2.2.3. Power-Rail ESD Clamp Circuit With NMOS+PMOS Feedback

In the advanced CMOS technology with thinner gate oxide, the power-rail ESD clamp

circuit with a large MOS capacitance in the RC timer was reported to cause significant stand-by power consumption due to gate oxide leakage current [42]. Thus, the modified power-rail ESD clamp circuits with small MOS capacitance are desired to combat the gate leakage. It was reported that the power-rail ESD clamp circuit incorporated with a regenerative feedback network can be used to significantly reduce the RC time constant, as illustrated in Fig. 2.2(c) [43].

The transistors MPFB and MNFB provide a feedback loop, which can latch the ESD-clamping NMOS in the conductive state during ESD-stress condition. When a fast positive going ESD transient across the power rails, the MNFB can further pull the potential of INV2OUT node towards ground to latch the ESD-clamping NMOS in the conductive state until the voltage on VDD drops below the threshold voltage of ESD-clamping NMOS. With this feedback loop in the power-rail ESD clamp circuit, the dynamic currents of MP2, MN2, MPFB, and MNFB determine the critical voltage to trigger on the ESD-clamping NMOS.

After the timing out of the RC time constant in ESD transient detection circuit, the transistor MP2 begins to conduct and increase the potential of INVOUT2 node. The settling potential of INVOUT2 node is set by the current balance between MP2 and MNFB. Thus, the device ratios of MP2 and MNFB in the power-rail ESD clamp circuit with NMOS+PMOS feedback should be appropriately selected.

2.2.4. Power-Rail ESD Clamp Circuit With Cascaded PMOS Feedback

Another RC-based power-rail ESD clamp circuit with cascaded PMOS feedback has been proposed to reduce the RC time constant and to solve false trigger issue during fast power-up constrains, as shown in Fig. 2.2(d) [44]. The PMOS transistor MPFB is connected to form the cascaded feedback loop, which is a dynamic feedback design.

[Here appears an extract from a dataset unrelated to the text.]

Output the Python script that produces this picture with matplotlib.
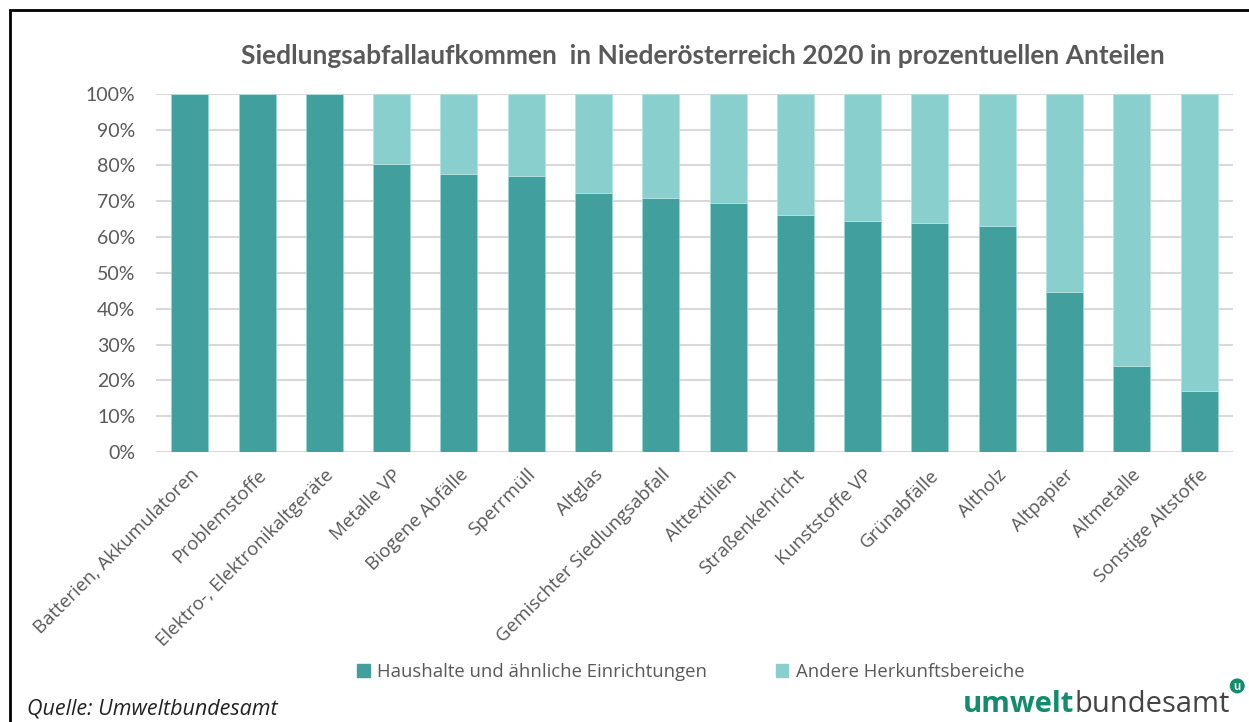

During the ESD-stress condition, the transistor MPFB was turned off and the voltage on the INV2OUT node can be remained in a low state. Thus, the turn-on time of the ESD-clamping NMOS can be longer than that of the typical RC-based power-rail ESD clamp circuit. If the ESD-clamping NMOS is mis-triggered during fast power-up condition or by an overvoltage under normal operating conditions, the voltage on the INV2OUT node can be charged up toward VDD by the subthreshold current of MPFB. Therefore, the ESD-clamping NMOS will not stay at latch-on state and turn itself off after the fast power-up condition.

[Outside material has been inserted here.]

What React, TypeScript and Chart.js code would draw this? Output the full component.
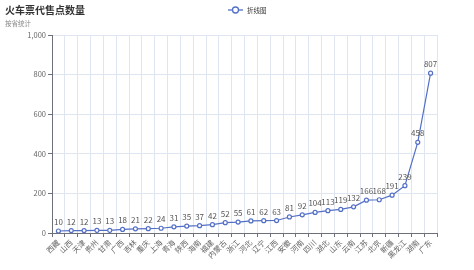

Compared with the feedback designs with direct PMOS feedback in Fig. 2.2(b), the power-rail ESD clamp circuit with cascaded PMOS feedback has the advantage of

capacitance reduction.

2.2.5. Realization in Silicon Chip

For the four power-rail ESD clamp circuits in this work, the ESD-clamping NMOS is designed to turn on under the ESD-stress condition to efficiently discharge the ESD current between VDD and VSS power lines. The turn-on time of the ESD-clamping NMOS is designed to meet the half-energy discharging time of HBM ESD event. In the normal operating condition and VDD power-up condition, the ESD-clamping NMOS is designed to keep off to avoid power loss or false triggering. The four power-rail ESD clamp circuits in this work are designed with such design concepts to evaluate their susceptibility to system-level ESD tests.

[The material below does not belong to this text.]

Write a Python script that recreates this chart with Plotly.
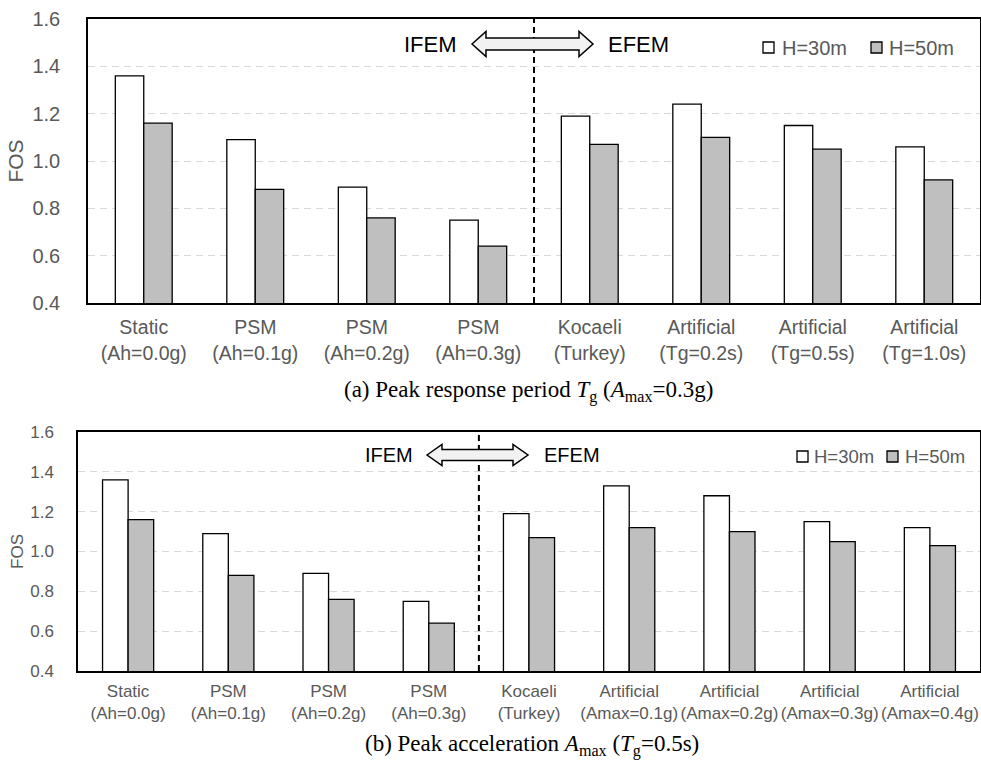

To verify such a design, some simulations are provided in the following text. In Fig.

2.3(a), a VDD power-on voltage waveform with a rise time of 0.1ms and a voltage height of 1.8 V is applied to the VDD line of the power-rail ESD clamp circuits. During such a VDD

power-on condition, among the four different power-rail ESD clamp circuits, the voltage waveforms on the node VG are shown in Fig. 2.3(b), where the VG peak voltage during the power-on transition are all below the threshold voltage (~0.44 V) of the ESD-clamping NMOS. With a very small VG voltage in Fig. 2.3(b), the ESD-clamping NMOS in the four different power-rail ESD clamp circuits was expected to be always kept off when the IC is in normal operating conditions.

In Fig. 2.4(a), a fast ramp voltage with a rise time of 10ns is used to simulate the rising edge of HBM ESD pulse. The pulse height of the fast ramp voltage set as 5 V is used to monitor the voltage on the node VG before the drain breakdown of ESD-clamping NMOS. As shown in Fig. 2.4(b), among the four different power-rail ESD clamp circuits, the voltage waveforms on the node VG are simultaneously increased when the fast ramp voltage is applied to VDD, whereas the VSS is grounded. The four power-rail ESD clamp circuits are designed to provide a low impedance path between VDD and VSS power lines to efficiently discharge ESD current under ESD stress conditions. Combing with feedback circuit structure in the ESD-transient detection circuits, the turn-on time of the ESD-clamping NMOS can be increased by static or dynamic latches. For the power-rail ESD clamp circuits with NMOS+PMOS feedback and cascaded PMOS feedback, the turn-on time of the ESD-clamping NMOS can be longer than that of power-rail ESD clamp circuits with typical RC-based detection and PMOS feedback. The turn-on time of power-rail ESD clamp circuits with NMOS+PMOS feedback or cascaded PMOS feedback can be designed around 100ns, if

the RC time constant in the corresponding ESD-transient detection circuit is further reduced.

To simply the comparison for transient-induced latchup-like failure in this work, the RC values in the ESD-transient detection circuits among four power-rail ESD clamp circuits are set the same of R=50 kΩ and C=2 pF in silicon fabrication.

(a)

(b)

Fig. 2.3 HSPICE simulated voltage waveforms among the four different power-rail ESD clamp circuits under the VDD power-on condition. (a) A slow ramp voltage waveform with rise time of 0.1 ms is used to simulate the rising edge of the VDD power-on voltage. (b) The simulated voltage waveforms on the node VG when the power-on voltage is applied to VDD.

(a)

(b)

Fig. 2.4 HSPICE simulated voltage waveforms among the four different power-rail ESD clamp circuits under HBM ESD stress condition. (a) A fast ramp voltage waveform with rise time of 10 ns is used to simulate the rising edge of an HBM ESD pulse. (b) The simulated voltage waveforms on the node VG when the fast ramp voltage is applied to VDD.